Jung: The cemetery is the collective unconscious’s depot of ancestral residue; the balloon is the Self archetype, spherical like mandala, whole like the cosmos. Its refusal to stay grounded signals individuation—integrating shadowy death-matter into conscious personality so that life-purpose can inflate.

Freud: The balloon is wish-fulfillment against the death drive (Thanatos). Its buoyant shape also mimics breast or phallus—early sources of comfort and potency—suggesting you are reclaiming nurturing or creative power after loss. The popped balloon equals castration anxiety: fear that rising will invite punitive reality.
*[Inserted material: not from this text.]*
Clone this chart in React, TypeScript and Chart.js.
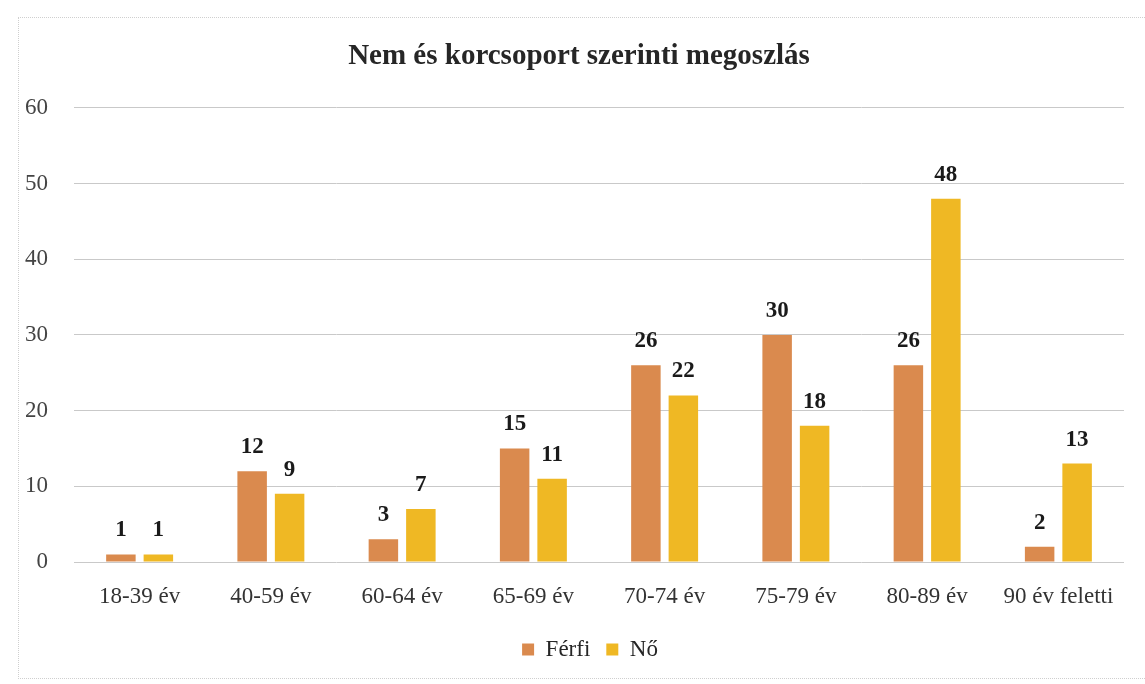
import React, { useEffect, useRef } from "react";
import { Chart, registerables } from "chart.js";

Chart.register(...registerables);

const categories = ["18-39 év", "40-59 év", "60-64 év", "65-69 év", "70-74 év", "75-79 év", "80-89 év", "90 év feletti"];
const ferfiValues = [1, 12, 3, 15, 26, 30, 26, 2];
const noValues = [1, 9, 7, 11, 22, 18, 48, 13];
const seriesNames = ["Férfi", "Nő"];
const titleText = "Nem és korcsoport szerinti megoszlás";

const FONT = "'Liberation Serif', 'Times New Roman', serif";

const dataLabelPlugin = {
  id: "dataLabels",
  afterDatasetsDraw(chart: any) {
    const ctx = chart.ctx;
    ctx.save();
    ctx.font = `bold 23px ${FONT}`;
    ctx.fillStyle = "#1a1a1a";
    ctx.textAlign = "center";
    ctx.textBaseline = "alphabetic";
    chart.data.datasets.forEach((ds: any, i: number) => {
      const meta = chart.getDatasetMeta(i);
      meta.data.forEach((bar: any, j: number) => {
        ctx.fillText(String(ds.data[j]), bar.x, bar.y - 18);
      });
    });
    ctx.restore();
  },
};

const blockShiftPlugin = {
  id: "blockShift",
  afterLayout(chart: any) {
    if (chart.legend) {
      chart.legend.left += 28;
      chart.legend.right += 28;
    }
    if (chart.titleBlock) {
      chart.titleBlock.left += 17;
      chart.titleBlock.right += 17;
    }
  },
};

export default function App() {
  const ref = useRef<HTMLCanvasElement>(null);
  useEffect(() => {
    if (!ref.current) return;
    const chart = new Chart(ref.current, {
      type: "bar",
      data: {
        labels: categories,
        datasets: [
          { label: seriesNames[0], data: ferfiValues, backgroundColor: "#DA8A4E" },
          { label: seriesNames[1], data: noValues, backgroundColor: "#EFB824" },
        ],
      },
      options: {
        animation: false,
        responsive: false,
        maintainAspectRatio: false,
        layout: { padding: { left: 0, right: 21, top: 0, bottom: 13 } },
        datasets: {
          bar: { categoryPercentage: 0.571, barPercentage: 0.787 },
        },
        plugins: {
          title: {
            display: true,
            text: titleText,
            color: "#262626",
            font: { family: FONT, size: 29, weight: "bold" },
            padding: { top: 39, bottom: 34 },
          },
          legend: {
            display: true,
            position: "bottom",
            labels: {
              color: "#262626",
              font: { family: FONT, size: 23 },
              boxWidth: 12,
              boxHeight: 12,
              padding: 16,
            },
          },
          tooltip: { enabled: false },
        },
        scales: {
          x: {
            grid: { display: false, drawTicks: false },
            border: { display: false },
            ticks: { color: "#333333", font: { family: FONT, size: 23 }, padding: 21, maxRotation: 0, autoSkip: false },
            afterFit: (scale: any) => {
              scale.height = 60;
            },
          },
          y: {
            min: 0,
            max: 60,
            ticks: { stepSize: 10, color: "#444444", font: { family: FONT, size: 23 }, padding: 26 },
            grid: { color: "#c9c9c9", lineWidth: 1, drawTicks: false },
            border: { display: false },
            afterFit: (scale: any) => {
              scale.width = 74;
            },
          },
        },
      },
      plugins: [dataLabelPlugin, blockShiftPlugin],
    });
    return () => chart.destroy();
  }, []);

  return (
    <div style={{ position: "absolute", left: 0, top: 0, width: 1145, height: 684, background: "#fff", overflow: "hidden" }}>
      <div
        style={{
          position: "absolute",
          left: 18,
          top: 17,
          width: 1140,
          height: 660,
          borderTop: "1px dotted #cfcfcf",
          borderLeft: "1px dotted #cfcfcf",
          borderBottom: "1px dotted #cfcfcf",
          pointerEvents: "none",
        }}
      />
      <canvas ref={ref} width={1145} height={684} style={{ position: "absolute", left: 0, top: 0 }} />
    </div>
  );
}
Both schools agree: the dream dramatizes the negotiation between depressive withdrawal and erotic re-engagement with life.

What to Do Next?

  • Write a dialogue: speak as the balloon, then as the gravestone. Let them debate for three pages; notice whose vocabulary you censor.
  • Create a “grief altar” with a real balloon. Write the name of what you lost on it with water-soluble marker. Release it on a wind-still evening; watch until it vanishes. Photograph the empty sky—keep the image where you work.
  • Reality-check: each time you see a balloon in waking life, ask, “Where am I refusing joy because I think it dishonors the dead?”
  • If the dream recurs with anxiety, practice 4-7-8 breathing (inhale 4, hold 7, exhale 8) while picturing the balloon gently landing instead of popping—train your nervous system for soft landings of hope.

FAQ

Is this dream predicting a death?

No. It mirrors psychological relationship with endings, not literal demise. Treat it as rehearsal for emotional rebirth, not physical loss.

Why did I feel peaceful instead of scared?

Peace signals readiness to integrate loss and desire. The psyche is showing that mourning and moving forward can coexist—accept the equilibrium.

What if the balloon color was black?

Black balloons absorb all light; they symbolize the unconscious holding every potential at once. You are being asked to fertilize new growth with the compost of old pain—alchemy in progress.

Summary

A balloon in a cemetery is the soul’s RSVP to the paradox party: you can grieve and still rise. Honor the graves, keep the string—then let the wind decide what happens next.

From the 1901 Archives

"Blighted hopes and adversity come with this dream. Business of every character will sustain an apparent falling off. To ascend in a balloon, denotes an unfortunate journey."